Line art for Vogue 1437.  This post is for view B.


The fabric:  I purchase a few yards of a sueded silk crepe, in black a couple of years ago for another project.  That project never came to be (I wanted to copy one of Amal Clooney’s outfits). The weight is heavier than a crepe de chine, lighter than a 4 ply.  It is heaven on the skin, and much easier to work with than lighter and slipperier fabrics. I still had some novice issues, so I basted all seams first. For the lining, which is used for binding the long front shawl-like collar and for hong kong seams, I used a slighter lighter crepe de chine. Both were from Gorgeous Fabrics.  I will buy more of the CDC, and if Ann offers more sueded silk like this, it will be in my cart.

Construction and Instructions: Basting gave me more control over the fabric.  In addition, because I didn’t want to damage the fabric by ripping out poor quality top-stitching, I hand top-stitched the lower hem and armhole facings with a running stitch.  I also hand stitched the “stitch in the ditch” part of the Hong Kong seams.  It was a lot of work, but I got a superior look than if I had done it with the machine.  I enjoy hand work – find it peaceful, as long as my hand-stitching sessions don’t last too long.

Hand-stitching on the hem.

In general, the instructions were quite good – though I can see why some over on Pattern Review had issues.  The front and back are joined with sharp right angles to the yoke/at the shoulders.  (Basting really helped me here, getting the angles just right.)  Later, you fold the shawl collar and stitch-in-ditch to the shoulder neckline. I think it would have been better to clarify exactly how this is done.  When you stitch in the ditch to that seam, you’ll have a 5/8″overlap if you follow the fold line from the pattern (which I did and preferred).

Several people had issues with a wonky and unprofessional hemline.  I think this is due to the instructions not being exactly clear – it’s almost as if they copied/pasted the instructions over from the binding.  It’s a facing, not a binding, so the raw edges should be aligned (not said, but if you note they ask you to trim said edges in the next step.)  Then the superfluous line, “trim raw edge of binding close to stitching” could lead to confusion.  There is no raw edge if you complete a facing, as it’s encased by the top-stitching, and it’s not a binding.   The instruction doesn’t belong there.

Last, it has you press, but don’t press the fold line.  I did, and you can see from the pictures that I need to press that out from the shoulders down.

In all, this is an easy top, but for one or two places.

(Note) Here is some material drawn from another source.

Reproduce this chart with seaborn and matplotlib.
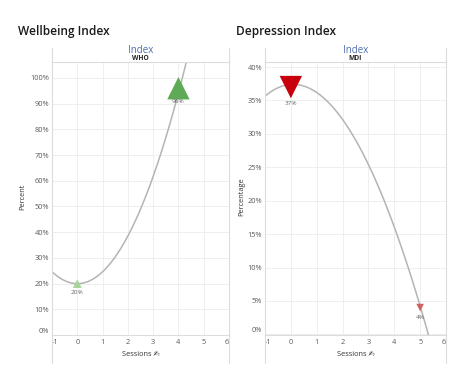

Fitting: Several reviewers suggested this ran small – was tight across the back.  I made it in a size 12, my regular size these days.  The muslin, which has less give, suggested a ever so slightly snug fit.  I did nothing to adjust here, and in the silk, I don’t feel any snugness.  I’m happy with the fit.  I do suspect that you could have a wardrobe malfunction if you don’t watch your posture in this top.  I’ll be wearing it with jeans tonight, and we’ll see how many times my husband points out the lack of modesty…

What I learned: Basting is my friend.  It’s much easier to sew a basted seam than a pinned one.  Takes a little more time, but I didn’t rip out a single seam, so maybe it doesn’t take more time.  I will say to be super careful pulling out the basting; I damaged the fabric as you can see in the picture.  Black is hard to photograph – and it also hides mistakes.  I also learned to take my time.  I need to sew more often to work on my skills, but I was pretty pleased with the quality of my hand-stitching – not perfect, but I’m gaining the confidence to tackle more difficult items… like the jacket, which is next (after two other things on the sewing table).

Ack! I pulled a thread on the fabric!

This looks better on, than on the dressform, and black is very difficult to photograph.

Fuzzy, and you can’t really tell how it looks, but it does look fine untucked with jeans.  I’ll be wearing this tonight with jeans and a tan leather jacket.